The people of Butaritari have a reputation in Kiribati for being lazy and they certainly are not the most industrious people we have come across. Then, they don't need much. The sea is full of fish and seafood (albeit diminishing) and they grow coconuts, bananas, pawpaw, pumpkins and other vegetables, as well as raising pigs, with little effort. They live in grass huts which are cool and comfortable and have only limited access to western goods and internet so want for very little. This doesn't mean they are simple people. School is very important, most children speak some English, and many adults we met were well travelled. When we arrived it was white ribbon day and there were a good number of women dressed in black preparing to march.
We hired bicycles rather than a motorcycle on Butaritari so we could meander along the roads and avoid missing things. We underestimated the heat and stopped for a rest near a village called Tabukintetau. One of the families came out and ushered us into the cool of their house and gave us drinking coconuts. They also introduced us to toddy which is a delicious black syrup made from cooking the flesh of young coconuts. We had had something similar in Vanuatu at Lakona Bay.

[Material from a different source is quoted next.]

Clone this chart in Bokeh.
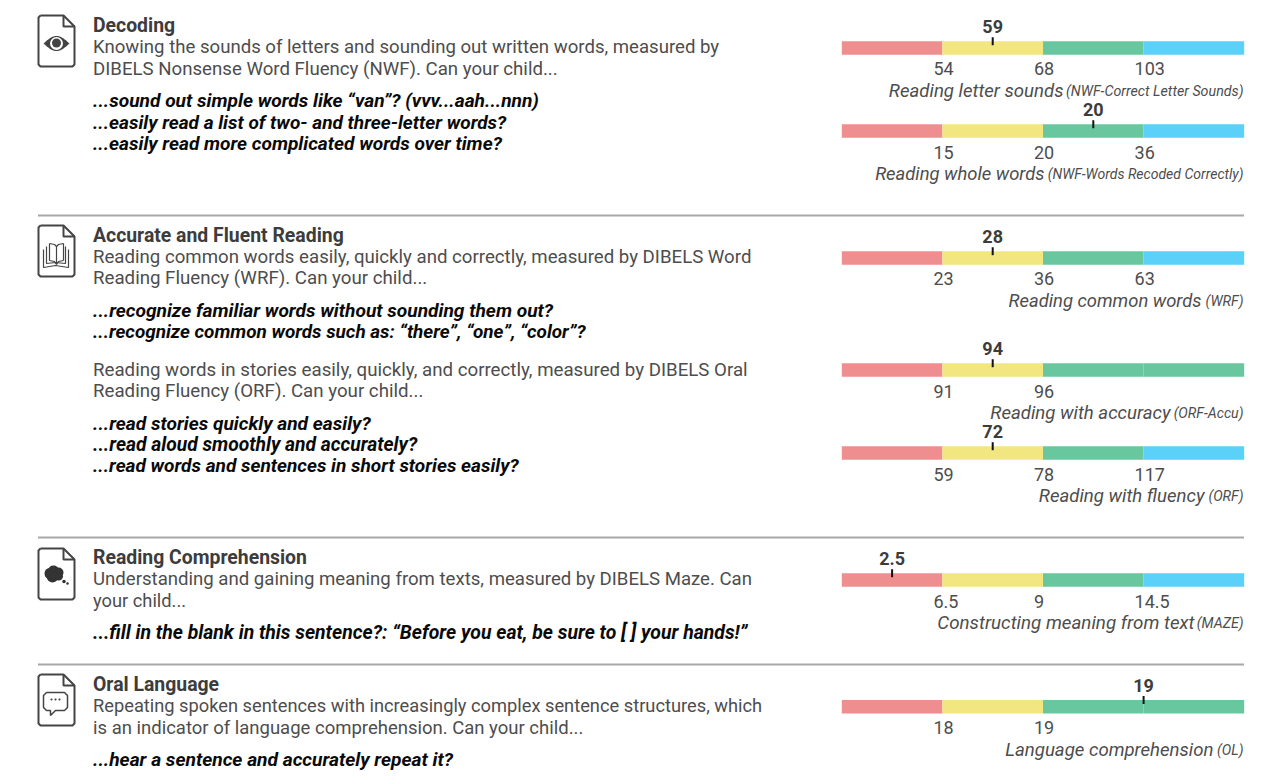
import numpy as np
from bokeh.core.properties import value
from bokeh.embed import file_html
from bokeh.models import ColumnDataSource, Range1d
from bokeh.plotting import figure
from bokeh.resources import INLINE

# one row per score bar
score_labels = ["59", "20", "28", "94", "72", "2.5", "19"]
score_bands = [1.5, 2.5, 1.5, 1.5, 1.5, 0.5, 3.0]
cut_labels = [
    ["54", "68", "103"],
    ["15", "20", "36"],
    ["23", "36", "63"],
    ["91", "96", ""],
    ["59", "78", "117"],
    ["6.5", "9", "14.5"],
    ["18", "19", ""],
]
captions = [
    "Reading letter sounds",
    "Reading whole words",
    "Reading common words",
    "Reading with accuracy",
    "Reading with fluency",
    "Constructing meaning from text",
    "Language comprehension",
]
caption_tags = [
    "(NWF-Correct Letter Sounds)",
    "(NWF-Words Recoded Correctly)",
    "(WRF)",
    "(ORF-Accu)",
    "(ORF)",
    "(MAZE)",
    "(OL)",
]
band_colors = [
    ["#EE8E8E", "#F1E680", "#68C79E", "#5BD0F8"],
    ["#EE8E8E", "#F1E680", "#68C79E", "#5BD0F8"],
    ["#EE8E8E", "#F1E680", "#68C79E", "#5BD0F8"],
    ["#EE8E8E", "#F1E680", "#68C79E", "#68C79E"],
    ["#EE8E8E", "#F1E680", "#68C79E", "#5BD0F8"],
    ["#EE8E8E", "#F1E680", "#68C79E", "#5BD0F8"],
    ["#EE8E8E", "#F1E680", "#68C79E", "#68C79E"],
]

headings = ["Decoding", "Accurate and Fluent Reading", "Reading Comprehension", "Oral Language"]
body_lines = [
    "Knowing the sounds of letters and sounding out written words, measured by",
    "DIBELS Nonsense Word Fluency (NWF). Can your child...",
    "Reading common words easily, quickly and correctly, measured by DIBELS Word",
    "Reading Fluency (WRF). Can your child...",
    "Reading words in stories easily, quickly, and correctly, measured by DIBELS Oral",
    "Reading Fluency (ORF). Can your child...",
    "Understanding and gaining meaning from texts, measured by DIBELS Maze. Can",
    "your child...",
    "Repeating spoken sentences with increasingly complex sentence structures, which",
    "is an indicator of language comprehension. Can your child...",
]
prompts = [
    "...sound out simple words like \u201cvan\u201d? (vvv...aah...nnn)",
    "...easily read a list of two- and three-letter words?",
    "...easily read more complicated words over time?",
    "...recognize familiar words without sounding them out?",
    "...recognize common words such as: \u201cthere\u201d, \u201cone\u201d, \u201ccolor\u201d?",
    "...read stories quickly and easily?",
    "...read aloud smoothly and accurately?",
    "...read words and sentences in short stories easily?",
    "...fill in the blank in this sentence?: \u201cBefore you eat, be sure to [ ] your hands!\u201d",
    "...hear a sentence and accurately repeat it?",
]

# layout, in page pixels
W, H = 1270, 778
bar_left, band_w = 841.3, 100.6
bar_top = [40.7, 123.7, 250.7, 362.7, 445.7, 572.7, 699.5]
bar_h = 13.5
heading_y = [32, 242, 564, 691]
body_y = [53, 75, 263, 284, 376, 397, 585, 607, 712, 734]
prompt_y = [107, 129, 150, 317, 338, 430, 451, 472, 639, 766]
rule_y = [215, 537, 664]
icon_top = [15, 225, 548, 674]
caption_right = [1063, 1044, 1201, 1170, 1204, 1194, 1213]
cut_drop = [34, 35, 34, 35, 35, 35, 34]

# font sizes per line, the widths differ a little from Roboto
body_sizes = ["18.6px", "18.65px", "18.65px", "18.7px", "18.7px", "18.7px", "18.6px", "18.3px", "18.27px", "18.5px"]
prompt_sizes = ["19.15px", "19.05px", "19.1px", "19.15px", "18.9px", "19.15px", "19.25px", "19.05px", "19.4px", "19.2px"]
caption_sizes = ["18.6px", "18.4px", "18.4px", "18.6px", "18.6px", "18.75px", "18.6px"]
tag_sizes = ["14.25px", "14.05px", "14.2px", "14.2px", "14.2px", "14.2px", "14.2px"]

FONT = value("Roboto")
DARK = "#3c3c3c"
GREY = "#4d4d4d"
LIFT = -7  # the svg text sits a bit under the given baseline

p = figure(width=W, height=H, x_range=Range1d(0, W), y_range=Range1d(H, 0),
           output_backend="svg", toolbar_location=None, min_border=0)
p.axis.visible = False
p.grid.visible = False
p.outline_line_color = None
p.background_fill_color = "white"

# second x scale: one unit is one band of the score bars
p.extra_x_ranges = {"band": Range1d(-bar_left / band_w, (W - bar_left) / band_w)}

# bars
rows, lefts, colors = [], [], []
for i, cols in enumerate(band_colors):
    for j, c in enumerate(cols):
        rows.append(bar_top[i] + bar_h / 2)
        lefts.append(j)
        colors.append(c)
bars = ColumnDataSource(dict(y=rows, left=lefts, right=[v + 1 for v in lefts], color=colors))
p.hbar(y="y", left="left", right="right", height=bar_h, fill_color="color", line_color=None,
       source=bars, x_range_name="band")

# score ticks and values
p.segment(x0=score_bands, x1=score_bands, y0=[t - 4 for t in bar_top], y1=[t + 4 for t in bar_top],
          line_color="#111111", line_width=2, x_range_name="band")
p.text(x=score_bands, y=[t - 8 for t in bar_top], text=score_labels, text_font=FONT, y_offset=LIFT,
       text_font_size="18px", text_font_style="bold", text_color=DARK, text_align="center",
       text_baseline="alphabetic", x_range_name="band")

# cut points under the bars
cut_x, cut_y, cut_text = [], [], []
for i, labels in enumerate(cut_labels):
    for j, t in enumerate(labels):
        if t:
            cut_x.append(j + 1)
            cut_y.append(bar_top[i] + cut_drop[i])
            cut_text.append(t)
p.text(x=cut_x, y=cut_y, text=cut_text, text_font=FONT, text_font_size="18px", text_color=GREY,
       text_align="left", text_baseline="alphabetic", x_offset=-9, y_offset=LIFT, x_range_name="band")

# captions
cap_y = [t + 56.5 for t in bar_top]
p.text(x=caption_right, y=cap_y, text=captions, text_font=FONT, text_font_size=caption_sizes, y_offset=LIFT,
       text_font_style="italic", text_color=GREY, text_align="right", text_baseline="alphabetic")
p.text(x=[1243] * len(caption_tags), y=cap_y, text=caption_tags, text_font=FONT, text_font_size=tag_sizes,
       y_offset=LIFT, text_font_style="italic", text_color=GREY, text_align="right",
       text_baseline="alphabetic")

# left column text
p.text(x=[92.5] * len(headings), y=heading_y, text=headings, text_font=FONT, text_font_size="19.4px",
       y_offset=LIFT, text_font_style="bold", text_color=DARK, text_baseline="alphabetic")
p.text(x=[92.5] * len(body_lines), y=body_y, text=body_lines, text_font=FONT, text_font_size=body_sizes,
       y_offset=LIFT, text_color=GREY, text_baseline="alphabetic")
p.text(x=[92.5] * len(prompts), y=prompt_y, text=prompts, text_font=FONT, text_font_size=prompt_sizes,
       y_offset=LIFT, text_font_style="bold italic", text_color="#0a0a0a", text_baseline="alphabetic")

# rules
p.segment(x0=[37.5] * 3, x1=[1243.5] * 3, y0=rule_y, y1=rule_y, line_color="#a8a8a8", line_width=2)

# document icons
for top in icon_top:
    xs = [40, 63, 74, 74, 72, 40, 38, 38, 40]
    ys = [top, top, top + 11, top + 49, top + 51, top + 51, top + 49, top + 2, top]
    p.line(xs, ys, line_color="#444444", line_width=2)
    p.line([63, 63, 74], [top, top + 11, top + 11], line_color="#444444", line_width=2)

# eye
t = np.linspace(0, np.pi, 30)
eye_x = np.r_[43 + 26 * t / np.pi, 69 - 26 * t / np.pi]
eye_y = np.r_[43 - 7.5 * np.sin(t), 43 + 7.5 * np.sin(t)]
p.patch(eye_x, eye_y, fill_color="#444444", line_color=None)
p.ellipse(x=[56], y=[43], width=13, height=13, fill_color="white", line_color=None)
p.ellipse(x=[56], y=[42.5], width=9, height=9, fill_color="#444444", line_color=None)

# book
book = [
    ([43, 43, 55, 68, 68], [249, 267, 265, 267, 249]),
    ([46, 46, 55, 65, 65], [246, 263, 262, 263, 246]),
    ([49, 54, 56, 56, 54, 49, 49], [243, 244, 246, 264, 261, 260, 243]),
    ([63, 58, 56], [243, 244, 246]),
    ([63, 58, 56], [260, 261, 264]),
    ([63, 63], [243, 260]),
]
for xs, ys in book:
    p.line(xs, ys, line_color="#444444", line_width=1.2)

# thought cloud
p.ellipse(x=[49, 53, 58, 52, 58, 54], y=[573, 570, 572, 577, 576, 574], width=[10, 11, 10, 11, 9, 14],
          height=[11, 10, 10, 10, 8, 12], fill_color="#333333", line_color=None)
p.ellipse(x=[63.5, 67], y=[581, 583], width=[3.5, 2.5], height=[3.5, 2.5], fill_color="#333333", line_color=None)

# speech bubble
p.line([46, 64, 67, 67, 64, 55, 50, 50, 46, 43, 43, 46],
       [692, 692, 695, 707, 710, 710, 715, 710, 710, 707, 695, 692],
       line_color="#444444", line_width=1.5)
p.ellipse(x=[51, 55, 59], y=[699, 699, 699], width=2.2, height=2.2, fill_color="#444444", line_color=None)

open("out.html", "w").write(file_html(p, INLINE))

One feature of Butaritari that had intrigued me since looking at a google map was a series of channels on its north west side. They are so sharply defined they look man-made. We hired a longboat with a guide for the day to take us up to the channels. On the way we stopped at Bird Island with its nesting terns, frigates, and gannets. The channels are naturally formed and were used by US Frigates......
We stopped to watch a couple of men harvesting young giant clams. They had a bucket-full of flesh.
On our last morning in Butaritari Johnny who had been a skipper on trading ships travelling between The Solomons, Vanuatu, Fiji, and Kiribati came to have a look at the boat and brought with him a full stand of bananas. The day before we had been given a massive pumpkin and a dozen limes so we were heading back to Tarawa fully laden. The Stand ripened all at once when we arrived in Tarawa and we became the go-to place for locals to get a free hand of bananas.
Postcript: We left Butaritari thinking it a wonderfully benign place and it is for the most part. But all societies have their secrets and shortly after we left a 9 year old girl from the school where the graduation was held was raped and murdered which was quite a shock.